* **EXERCISE PROMPT**: Images are not part of the copy; transcribe all the data exactly.

....................

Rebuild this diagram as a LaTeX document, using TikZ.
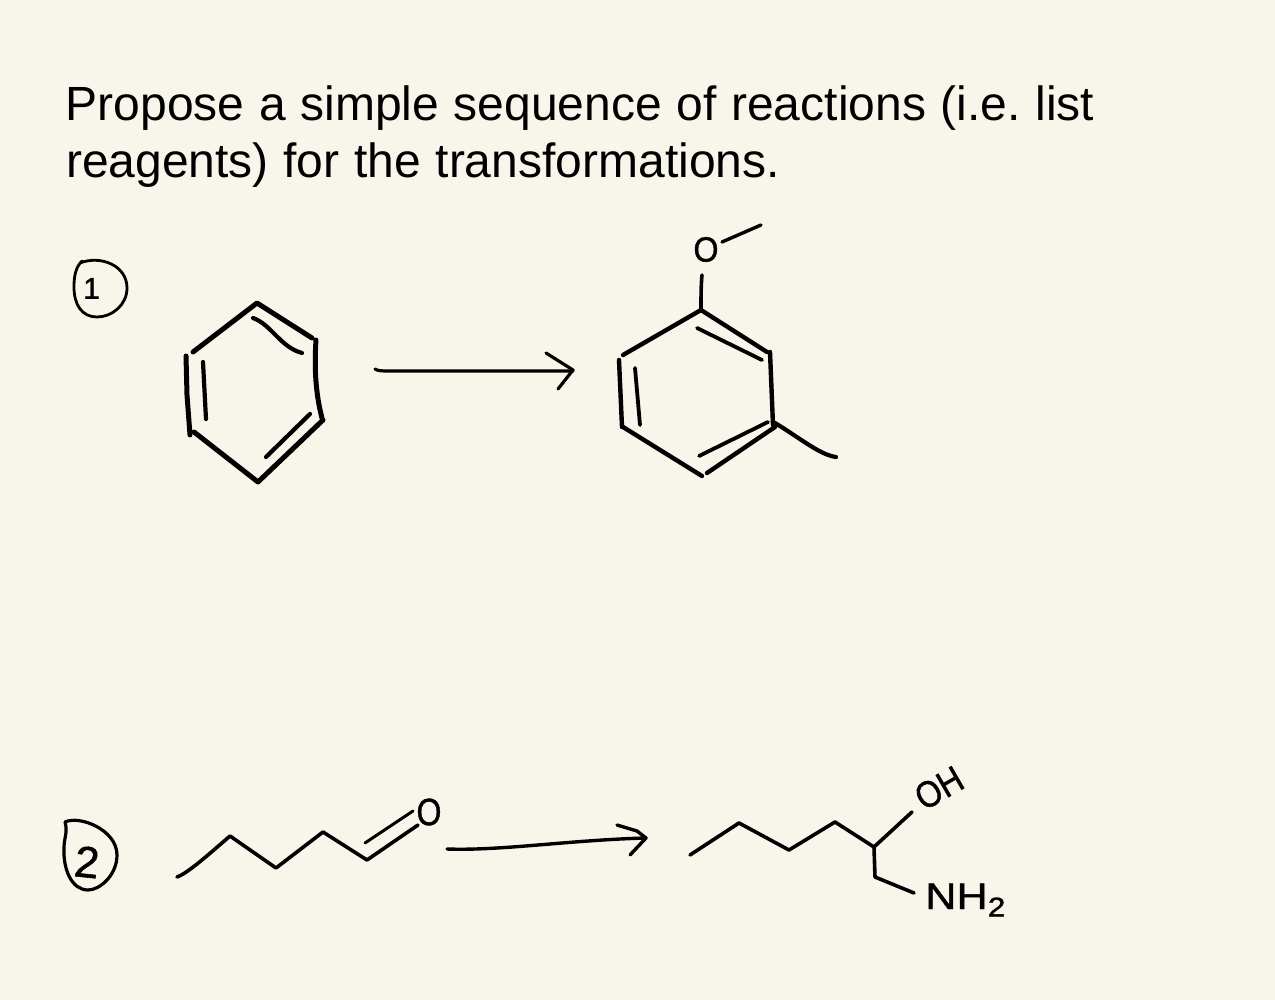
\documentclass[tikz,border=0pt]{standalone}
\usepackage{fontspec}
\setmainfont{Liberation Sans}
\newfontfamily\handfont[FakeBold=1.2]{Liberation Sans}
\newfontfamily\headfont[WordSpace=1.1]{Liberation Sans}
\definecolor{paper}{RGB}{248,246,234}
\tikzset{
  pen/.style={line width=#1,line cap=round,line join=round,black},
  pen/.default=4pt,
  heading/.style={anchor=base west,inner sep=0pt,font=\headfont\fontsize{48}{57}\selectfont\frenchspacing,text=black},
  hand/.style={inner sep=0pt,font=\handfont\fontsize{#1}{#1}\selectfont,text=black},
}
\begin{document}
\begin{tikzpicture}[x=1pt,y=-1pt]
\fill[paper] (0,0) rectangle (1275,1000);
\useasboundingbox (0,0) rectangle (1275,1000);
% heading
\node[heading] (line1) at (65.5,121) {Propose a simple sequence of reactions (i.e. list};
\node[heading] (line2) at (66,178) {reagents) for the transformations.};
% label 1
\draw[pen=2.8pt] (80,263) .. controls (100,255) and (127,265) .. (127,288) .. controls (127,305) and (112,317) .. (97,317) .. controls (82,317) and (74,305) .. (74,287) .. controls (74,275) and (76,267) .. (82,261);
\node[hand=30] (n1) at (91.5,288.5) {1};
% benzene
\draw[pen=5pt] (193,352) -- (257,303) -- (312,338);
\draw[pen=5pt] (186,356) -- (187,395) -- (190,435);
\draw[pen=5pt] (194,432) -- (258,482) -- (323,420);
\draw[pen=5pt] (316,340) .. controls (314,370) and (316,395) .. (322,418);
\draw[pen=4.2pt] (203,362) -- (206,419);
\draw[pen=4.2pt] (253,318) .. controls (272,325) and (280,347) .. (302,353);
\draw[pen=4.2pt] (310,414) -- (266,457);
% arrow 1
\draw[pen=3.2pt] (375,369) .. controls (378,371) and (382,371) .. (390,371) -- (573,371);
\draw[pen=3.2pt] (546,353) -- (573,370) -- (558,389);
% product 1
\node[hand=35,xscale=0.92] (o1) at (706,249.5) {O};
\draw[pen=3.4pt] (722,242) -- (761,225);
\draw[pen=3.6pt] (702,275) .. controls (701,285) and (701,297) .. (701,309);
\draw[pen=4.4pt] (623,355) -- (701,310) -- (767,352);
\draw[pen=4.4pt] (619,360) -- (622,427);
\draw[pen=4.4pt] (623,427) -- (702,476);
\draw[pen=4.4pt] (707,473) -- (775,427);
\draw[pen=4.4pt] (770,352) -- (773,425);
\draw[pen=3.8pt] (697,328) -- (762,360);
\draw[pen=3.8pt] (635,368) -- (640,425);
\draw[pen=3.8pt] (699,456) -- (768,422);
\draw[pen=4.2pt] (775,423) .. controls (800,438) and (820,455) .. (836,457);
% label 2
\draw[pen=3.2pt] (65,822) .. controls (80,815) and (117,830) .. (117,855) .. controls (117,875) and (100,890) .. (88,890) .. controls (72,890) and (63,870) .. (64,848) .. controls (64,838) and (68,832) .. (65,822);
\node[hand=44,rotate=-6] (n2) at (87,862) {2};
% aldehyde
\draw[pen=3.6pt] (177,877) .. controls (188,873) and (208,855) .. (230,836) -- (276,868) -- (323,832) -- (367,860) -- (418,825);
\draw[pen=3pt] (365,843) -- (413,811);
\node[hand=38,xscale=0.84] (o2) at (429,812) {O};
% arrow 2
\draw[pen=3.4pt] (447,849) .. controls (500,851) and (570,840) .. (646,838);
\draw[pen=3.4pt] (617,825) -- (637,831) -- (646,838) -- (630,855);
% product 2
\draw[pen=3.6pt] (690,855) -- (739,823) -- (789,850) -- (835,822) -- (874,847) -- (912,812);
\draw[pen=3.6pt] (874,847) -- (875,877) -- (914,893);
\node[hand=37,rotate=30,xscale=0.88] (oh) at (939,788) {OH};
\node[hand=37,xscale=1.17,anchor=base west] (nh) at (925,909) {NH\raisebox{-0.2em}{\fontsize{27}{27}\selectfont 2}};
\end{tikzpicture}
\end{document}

....................

* **TASK ANSWER**:
Rebuild this diagram as a LaTeX document, using TikZ.
\documentclass[tikz,border=0pt]{standalone}
\usepackage{fontspec}
\setmainfont{Liberation Sans}
\newfontfamily\handfont[FakeBold=1.2]{Liberation Sans}
\newfontfamily\headfont[WordSpace=1.1]{Liberation Sans}
\definecolor{paper}{RGB}{248,246,234}
\tikzset{
  pen/.style={line width=#1,line cap=round,line join=round,black},
  pen/.default=4pt,
  heading/.style={anchor=base west,inner sep=0pt,font=\headfont\fontsize{48}{57}\selectfont\frenchspacing,text=black},
  hand/.style={inner sep=0pt,font=\handfont\fontsize{#1}{#1}\selectfont,text=black},
}
\begin{document}
\begin{tikzpicture}[x=1pt,y=-1pt]
\fill[paper] (0,0) rectangle (1275,1000);
\useasboundingbox (0,0) rectangle (1275,1000);
% heading
\node[heading] (line1) at (65.5,121) {Propose a simple sequence of reactions (i.e. list};
\node[heading] (line2) at (66,178) {reagents) for the transformations.};
% label 1
\draw[pen=2.8pt] (80,263) .. controls (100,255) and (127,265) .. (127,288) .. controls (127,305) and (112,317) .. (97,317) .. controls (82,317) and (74,305) .. (74,287) .. controls (74,275) and (76,267) .. (82,261);
\node[hand=30] (n1) at (91.5,288.5) {1};
% benzene
\draw[pen=5pt] (193,352) -- (257,303) -- (312,338);
\draw[pen=5pt] (186,356) -- (187,395) -- (190,435);
\draw[pen=5pt] (194,432) -- (258,482) -- (323,420);
\draw[pen=5pt] (316,340) .. controls (314,370) and (316,395) .. (322,418);
\draw[pen=4.2pt] (203,362) -- (206,419);
\draw[pen=4.2pt] (253,318) .. controls (272,325) and (280,347) .. (302,353);
\draw[pen=4.2pt] (310,414) -- (266,457);
% arrow 1
\draw[pen=3.2pt] (375,369) .. controls (378,371) and (382,371) .. (390,371) -- (573,371);
\draw[pen=3.2pt] (546,353) -- (573,370) -- (558,389);
% product 1
\node[hand=35,xscale=0.92] (o1) at (706,249.5) {O};
\draw[pen=3.4pt] (722,242) -- (761,225);
\draw[pen=3.6pt] (702,275) .. controls (701,285) and (701,297) .. (701,309);
\draw[pen=4.4pt] (623,355) -- (701,310) -- (767,352);
\draw[pen=4.4pt] (619,360) -- (622,427);
\draw[pen=4.4pt] (623,427) -- (702,476);
\draw[pen=4.4pt] (707,473) -- (775,427);
\draw[pen=4.4pt] (770,352) -- (773,425);
\draw[pen=3.8pt] (697,328) -- (762,360);
\draw[pen=3.8pt] (635,368) -- (640,425);
\draw[pen=3.8pt] (699,456) -- (768,422);
\draw[pen=4.2pt] (775,423) .. controls (800,438) and (820,455) .. (836,457);
% label 2
\draw[pen=3.2pt] (65,822) .. controls (80,815) and (117,830) .. (117,855) .. controls (117,875) and (100,890) .. (88,890) .. controls (72,890) and (63,870) .. (64,848) .. controls (64,838) and (68,832) .. (65,822);
\node[hand=44,rotate=-6] (n2) at (87,862) {2};
% aldehyde
\draw[pen=3.6pt] (177,877) .. controls (188,873) and (208,855) .. (230,836) -- (276,868) -- (323,832) -- (367,860) -- (418,825);
\draw[pen=3pt] (365,843) -- (413,811);
\node[hand=38,xscale=0.84] (o2) at (429,812) {O};
% arrow 2
\draw[pen=3.4pt] (447,849) .. controls (500,851) and (570,840) .. (646,838);
\draw[pen=3.4pt] (617,825) -- (637,831) -- (646,838) -- (630,855);
% product 2
\draw[pen=3.6pt] (690,855) -- (739,823) -- (789,850) -- (835,822) -- (874,847) -- (912,812);
\draw[pen=3.6pt] (874,847) -- (875,877) -- (914,893);
\node[hand=37,rotate=30,xscale=0.88] (oh) at (939,788) {OH};
\node[hand=37,xscale=1.17,anchor=base west] (nh) at (925,909) {NH\raisebox{-0.2em}{\fontsize{27}{27}\selectfont 2}};
\end{tikzpicture}
\end{document}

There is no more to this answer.